/tp-challenge

Primary LanguageTypeScript

Coding Challenge

This repository is the solution to the Coding Challenge by TrustPilot.

The solution is a simple console application in Typescript.

How to run

To run this project, make sure you have the following prerequisites:

  • You have Node.js installed.
  • You have npm installed.

Now, next thing you should do is to install the dependencies:

npm install

After which you can run the application:

npm start

Results:

First result:

If you run the project as is, you'll be using the default configs.

And the default configs look for anagrams with 3 words in them. They also only use words that have 3 characters or more, thus eliminating words that are too short.

That config will give you the following result in about 30 seconds:

- printout stout yawls

Which is the easiest hash to crack for the following reasons:

  • The number of possible words in the anagram is: 1589. That's 98% less than the number of words in the list.
  • The number of words in the anagrams was limited to 3 words, so the number of possible combinations I got was much smaller: 4524.

To get the other two results, you're going to have to change the configs.

Second result:

Looking for anagrams with 3 words in them and using words that have 2 characters or more, produces the following result in about 50 seconds:

- printout stout yawls 
- ty outlaws printouts

Third result:

To get the final and hardest result, we need to look for anagrams with 4 words in them and using words that have 2 characters or more. The search produces the following result in about 50 minutes:

- wu lisp not statutory


P.S:

  • To change the configs, use the src/config.ts file.
  • The computer I'm using has an Intel Core i5 processor, so the results could be faster on a faster computer.

Explination:

The code produces the results above thanks to a few steps:

  • First, I load the list of words from the given file.
  • Then, I filter the list of words to only include words that satisfy the conditions below. That's because it's nearly impossible to generate phrases with 2 to 4 words using combinations of words from a list of nearly a 100000 words.
    • The number of characters in the word is greater than or equal to a minimum length.
    • The word is not a duplicate of a word that is already in the list.
    • The characters of the word are all included in a given set of characters in the hint phrase.
  • The previous step slims down the possible words by around 98%. It's much easier to generate combinations of such a smaller list. But it's still hard if we go about it the simple way of using nested loops. The complexity will be around O(n^3) where n is the number of words in the list. So, we need to use a faster way to generate combinations. Using a prefix tree ( a Trie ) is one way to do it.
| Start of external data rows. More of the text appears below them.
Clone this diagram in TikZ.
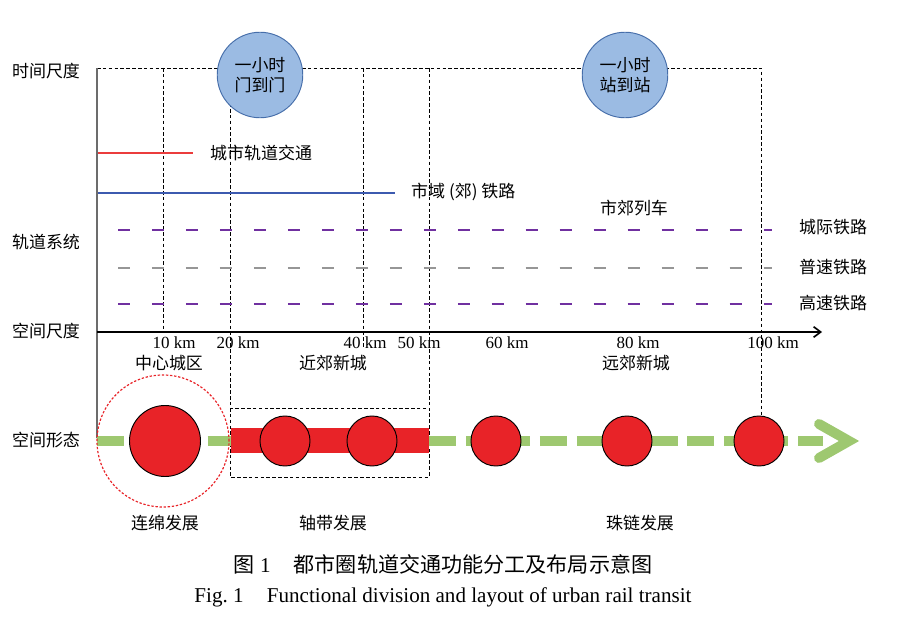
\documentclass[tikz,border=0pt]{standalone}
\usepackage{fontspec}
\setmainfont{Liberation Serif}
\newfontfamily\cjk{Noto Sans CJK SC}
\usetikzlibrary{arrows.meta}

\definecolor{townred}{RGB}{232,35,40}
\definecolor{railgreen}{RGB}{158,200,112}
\definecolor{hourfill}{RGB}{155,187,227}
\definecolor{hourline}{RGB}{70,110,170}
\definecolor{railpurple}{RGB}{112,48,160}
\definecolor{railgray}{RGB}{150,150,150}
\definecolor{metrored}{RGB}{235,60,60}
\definecolor{suburbblue}{RGB}{60,90,175}

\begin{document}
\begin{tikzpicture}[x=0.03cm,y=0.03cm]
\tikzset{lbl/.style={font=\cjk\fontsize{14.5}{17}\selectfont, inner sep=0pt},
  kmlbl/.style={font=\fontsize{14.5}{17}\selectfont, inner sep=0pt},
  guide/.style={black, line width=0.7pt, dash pattern=on 3pt off 2pt},
  railline/.style={line width=1pt, dash pattern=on 10.2pt off 18.8pt},
  town/.style={circle, draw=black, line width=0.8pt, fill=townred, minimum size=42.7pt, inner sep=0pt},
  hour/.style={circle, draw=hourline, line width=0.8pt, fill=hourfill, minimum size=73pt,
    inner sep=0pt, align=center, font=\cjk\fontsize{14.5}{17}\selectfont}}
\useasboundingbox (0,0) rectangle (899,-627);
% row labels
\node [lbl] (time) at (46,-71) {时间尺度};
\node [lbl] (sys) at (46,-242) {轨道系统};
\node [lbl] (space) at (46,-331) {空间尺度};
\node [lbl] (form) at (46,-440) {空间形态};
% time scale frame
\draw [guide] (97,-68) -- (761,-68) -- (761,-416);
\draw [guide] (163,-68) -- (163,-332);
\draw [guide] (230,-68) -- (230,-408);
\draw [guide] (363,-68) -- (363,-347);
\draw [guide] (429,-68) -- (429,-408);
\draw [guide] (230,-408) rectangle (429,-477);
\node [hour] (door) at (260,-75) {一小时\\门到门};
\node [hour] (station) at (625,-75) {一小时\\站到站};
% rail systems
\coordinate (o) at (97,-332);
\draw [gray!85!black, line width=1.8pt] (97,-68) -- (97,-438);
\draw [metrored, line width=1.1pt] (98,-153) -- (193,-153);
\node [lbl, anchor=west] (metro) at (210,-153) {城市轨道交通};
\draw [suburbblue, line width=1.1pt] (98,-193) -- (395,-193);
\node [lbl, anchor=west] (suburb) at (411,-192) {市域 (郊) 铁路};
\node [lbl] (train) at (634,-208) {市郊列车};
\draw [railline, railpurple] (118,-230) -- (772,-230);
\draw [railline, railgray] (118,-268) -- (772,-268);
\draw [railline, railpurple] (118,-304) -- (772,-304);
\node [lbl, anchor=west] (intercity) at (799,-227) {城际铁路};
\node [lbl, anchor=west] (normal) at (799,-267) {普速铁路};
\node [lbl, anchor=west] (highspeed) at (799,-303) {高速铁路};
% space scale axis
\coordinate (axisend) at (822,-332);
\draw [black, line width=1.4pt, -{Straight Barb[length=6pt,width=9pt]}] (o) -- (axisend);
\node [kmlbl] (k10) at (174,-343) {10 km};
\node [kmlbl] (k20) at (238,-343) {20 km};
\node [kmlbl] (k40) at (365,-343) {40 km};
\node [kmlbl] (k50) at (419,-343) {50 km};
\node [kmlbl] (k60) at (507,-343) {60 km};
\node [kmlbl] (k80) at (638,-343) {80 km};
\node [kmlbl] (k100) at (773,-343) {100 km};
\node [lbl] (core) at (169,-363) {中心城区};
\node [lbl] (near) at (333,-363) {近郊新城};
\node [lbl] (far) at (636,-363) {远郊新城};
% spatial form
\draw [railgreen, line width=8.5pt, dash pattern=on 23pt off 8.5pt] (97,-441) -- (823,-441);
\draw [railgreen, line width=8.5pt, line cap=round, line join=miter] (819,-424) -- (849,-441) -- (819,-458);
\fill [townred] (231,-428) rectangle (429,-453);
\draw [townred, line width=1pt, dash pattern=on 2pt off 1.5pt] (163,-441) circle (66);
\node [town, minimum size=60.6pt] (c0) at (165,-441) {};
\node [town] (c1) at (285,-441) {};
\node [town] (c2) at (372,-441) {};
\node [town] (c3) at (496,-441) {};
\node [town] (c4) at (627,-441) {};
\node [town] (c5) at (759,-441) {};
\node [lbl] (contig) at (165,-523) {连绵发展};
\node [lbl] (axial) at (333,-523) {轴带发展};
\node [lbl] (bead) at (640,-523) {珠链发展};
% caption
\node [inner sep=0pt, font=\fontsize{18}{20}\selectfont] (cap1) at (443,-564)
  {{\cjk 图}~1\hspace{1.1em}{\cjk 都市圈轨道交通功能分工及布局示意图}};
\node [inner sep=0pt, font=\fontsize{18}{20}\selectfont] (cap2) at (443,-597)
  {Fig.~1\hspace{1.1em}Functional division and layout of urban rail transit};
\end{tikzpicture}
\end{document}
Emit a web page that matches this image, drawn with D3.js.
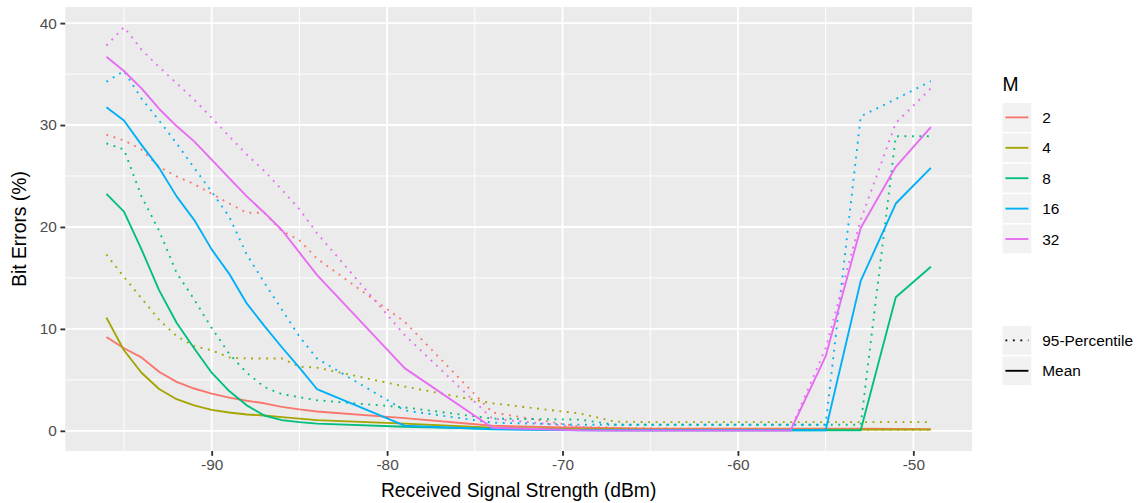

It can store words with the same prefix as if they are one word, which largely reduces the number of words we need to check.
  • By using a trie, and checking the tree recursively, we can generate all possible combinations of words in a much faster way.
  • Once we get a list of anagrams, all that's left to do is check their hashes and see if they match.

Possible improvements:

  • When filtering the list of words, we made sure they don't have more occurances of the same character they do in the anagram. We could possibly do the same thing when generating the anagrams. We could check if the generated anagram has letters that occur more frequently than they do in the hint phrase.